→ COLLECTED DATA:
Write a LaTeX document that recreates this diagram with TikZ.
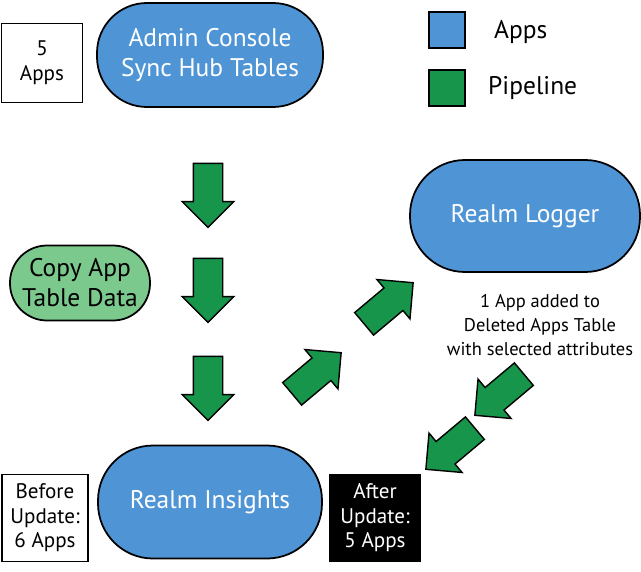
\documentclass[tikz,border=0pt]{standalone}
\usepackage{fontspec}
\setmainfont{PT Sans}
\usetikzlibrary{shapes.arrows}
\definecolor{appblue}{HTML}{4F95D6}
\definecolor{pipegreen}{HTML}{17954A}
\definecolor{lightgreen}{HTML}{7CC98E}
\begin{document}
\begin{tikzpicture}[x=0.02cm,y=-0.02cm,
  pill/.style={draw=black,line width=1pt,fill=appblue,text=white,font=\fontsize{14.5}{17}\selectfont,align=center,inner sep=0pt},
  box/.style={draw=black,line width=1pt,fill=white,align=center,font=\fontsize{12}{14}\selectfont,inner sep=0pt},
  arr/.style={single arrow,draw=black,line width=0.8pt,fill=pipegreen,minimum width=50*0.02cm,minimum height=64*0.02cm,inner xsep=0pt,inner ysep=0.28cm,single arrow head extend=0.22cm}]
\useasboundingbox (0,0) rectangle (641,571);
\node[box,minimum width=81*0.02cm,minimum height=79*0.02cm] (five) at (42,63) {5\\Apps};
\node[pill,rounded corners=1.0cm,minimum width=226*0.02cm,minimum height=104*0.02cm] (admin) at (210,55) {Admin Console\\Sync Hub Tables};
\node[draw=black,line width=1pt,fill=appblue,minimum size=36*0.02cm,inner sep=0pt] (lb) at (447,30) {};
\node[anchor=west,font=\fontsize{14.5}{17}\selectfont] (lbt) at (488,32) {Apps};
\node[draw=black,line width=1pt,fill=pipegreen,minimum size=36*0.02cm,inner sep=0pt] (lg) at (447,88) {};
\node[anchor=west,font=\fontsize{14.5}{17}\selectfont] (lgt) at (482,88) {Pipeline};
\node[arr,rotate=-90] (d1) at (208,188) {};
\node[arr,rotate=-90] (d2) at (208,283) {};
\node[arr,rotate=-90] (d3) at (208,381) {};
\node[draw=black,line width=1pt,fill=lightgreen,rounded corners=0.74cm,minimum width=140*0.02cm,minimum height=75*0.02cm,align=center,font=\fontsize{14.5}{17}\selectfont,inner sep=0pt] (copy) at (80,283) {Copy App\\Table Data};
\node[pill,minimum width=230*0.02cm,minimum height=112*0.02cm,rounded corners=1.1cm] (logger) at (525,216) {Realm Logger};
\node[align=center,font=\fontsize{10.5}{13.5}\selectfont,inner sep=0pt] (note) at (540,325) {1 App added to\\Deleted Apps Table\\with selected attributes};
\node[arr,rotate=40] (u1) at (311,378) {};
\node[arr,rotate=40] (u2) at (383,308) {};
\node[arr,rotate=220] (l1) at (505,390) {};
\node[arr,rotate=220] (l2) at (456,444) {};
\node[pill,minimum width=224*0.02cm,minimum height=113*0.02cm,rounded corners=1.1cm] (insights) at (210,502) {Realm Insights};
\node[box,minimum width=86*0.02cm,minimum height=87*0.02cm] (before) at (45,518) {Before\\Update:\\6 Apps};
\node[box,fill=black,text=white,minimum width=90*0.02cm,minimum height=87*0.02cm] (after) at (375,518) {After\\Update:\\5 Apps};
\end{tikzpicture}
\end{document}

→ STATED GOAL:
Quote the material word for word, dropping any images it holds.

→ ANSWER TO THIS PROBLEM:
Write a LaTeX document that recreates this diagram with TikZ.
\documentclass[tikz,border=0pt]{standalone}
\usepackage{fontspec}
\setmainfont{PT Sans}
\usetikzlibrary{shapes.arrows}
\definecolor{appblue}{HTML}{4F95D6}
\definecolor{pipegreen}{HTML}{17954A}
\definecolor{lightgreen}{HTML}{7CC98E}
\begin{document}
\begin{tikzpicture}[x=0.02cm,y=-0.02cm,
  pill/.style={draw=black,line width=1pt,fill=appblue,text=white,font=\fontsize{14.5}{17}\selectfont,align=center,inner sep=0pt},
  box/.style={draw=black,line width=1pt,fill=white,align=center,font=\fontsize{12}{14}\selectfont,inner sep=0pt},
  arr/.style={single arrow,draw=black,line width=0.8pt,fill=pipegreen,minimum width=50*0.02cm,minimum height=64*0.02cm,inner xsep=0pt,inner ysep=0.28cm,single arrow head extend=0.22cm}]
\useasboundingbox (0,0) rectangle (641,571);
\node[box,minimum width=81*0.02cm,minimum height=79*0.02cm] (five) at (42,63) {5\\Apps};
\node[pill,rounded corners=1.0cm,minimum width=226*0.02cm,minimum height=104*0.02cm] (admin) at (210,55) {Admin Console\\Sync Hub Tables};
\node[draw=black,line width=1pt,fill=appblue,minimum size=36*0.02cm,inner sep=0pt] (lb) at (447,30) {};
\node[anchor=west,font=\fontsize{14.5}{17}\selectfont] (lbt) at (488,32) {Apps};
\node[draw=black,line width=1pt,fill=pipegreen,minimum size=36*0.02cm,inner sep=0pt] (lg) at (447,88) {};
\node[anchor=west,font=\fontsize{14.5}{17}\selectfont] (lgt) at (482,88) {Pipeline};
\node[arr,rotate=-90] (d1) at (208,188) {};
\node[arr,rotate=-90] (d2) at (208,283) {};
\node[arr,rotate=-90] (d3) at (208,381) {};
\node[draw=black,line width=1pt,fill=lightgreen,rounded corners=0.74cm,minimum width=140*0.02cm,minimum height=75*0.02cm,align=center,font=\fontsize{14.5}{17}\selectfont,inner sep=0pt] (copy) at (80,283) {Copy App\\Table Data};
\node[pill,minimum width=230*0.02cm,minimum height=112*0.02cm,rounded corners=1.1cm] (logger) at (525,216) {Realm Logger};
\node[align=center,font=\fontsize{10.5}{13.5}\selectfont,inner sep=0pt] (note) at (540,325) {1 App added to\\Deleted Apps Table\\with selected attributes};
\node[arr,rotate=40] (u1) at (311,378) {};
\node[arr,rotate=40] (u2) at (383,308) {};
\node[arr,rotate=220] (l1) at (505,390) {};
\node[arr,rotate=220] (l2) at (456,444) {};
\node[pill,minimum width=224*0.02cm,minimum height=113*0.02cm,rounded corners=1.1cm] (insights) at (210,502) {Realm Insights};
\node[box,minimum width=86*0.02cm,minimum height=87*0.02cm] (before) at (45,518) {Before\\Update:\\6 Apps};
\node[box,fill=black,text=white,minimum width=90*0.02cm,minimum height=87*0.02cm] (after) at (375,518) {After\\Update:\\5 Apps};
\end{tikzpicture}
\end{document}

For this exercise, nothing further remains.